The grant, valued at $460,000, is to finance technical assistance and capacity building for capital market development under the ‘Nigeria Securities Market Surveillance System Project.’
Speaking at the official signing of the agreement, the Director-General, AfDB, Lamin Barrow, said the grant from the Capital Markets Development Trust Fund (CMDTF), a multi-donor trust fund administered by the AfDB and supported by the Ministry of Finance of Luxembourg and the Ministry of Foreign Trade and Cooperation of the Netherlands, will support the acquisition, installation and deployment of a real-time automated securities market surveillance system for the Nigerian capital market.
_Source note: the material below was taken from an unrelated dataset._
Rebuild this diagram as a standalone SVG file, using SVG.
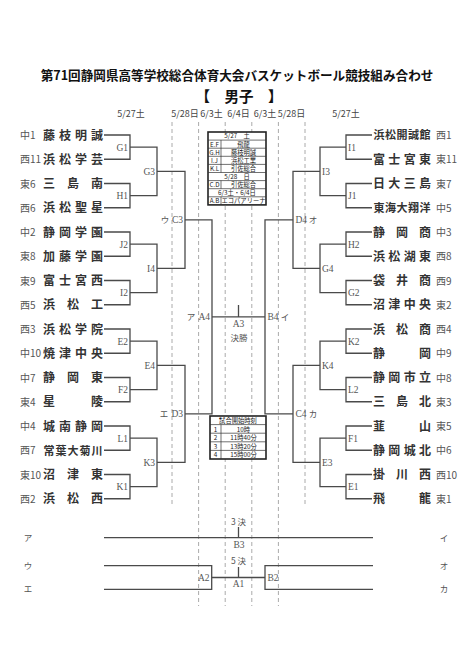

Barrow said, “Today’s ceremony marks yet another important milestone in our partnership and efforts to modernize Nigeria’s capital markets and ensure that it is well position to support economic transformation driven by private sector investment.
“The introduction of a surveillance system will enhance oversight over securities trading across all existing and future trading platforms and all tradable securities and products by the SEC. It will, therefore, preserve securities market integrity, boost investor confidence and enhance financial inclusion, among other expected outcomes.”
He stressed that to ensure sound implementation and sustainability, the design of the technical assistance project embeds training activities to strengthen the capacity of users of the securities market surveillance system, and the preparation of relevant operational manuals and workflow processing and document management for the surveillance solution.
He stressed further the Bank’s support for the project to promote the development of a competitive, deep and liquid capital market supported by an enabling regulatory environment that can efficiently mobilize resources from Nigeria’s fast-growing institutional investor base, the private sector and the international capital to finance sovereign and corporate investment programmes.
“The technical assistance support builds on the SEC’s initiatives to strengthen the supervisory and regulatory framework, as well as enhance market integrity and transparency under the Nigeria Capital Markets Development Master Plan 2015-2025, with a view to positioning Nigeria as an attractive destination for portfolio investments.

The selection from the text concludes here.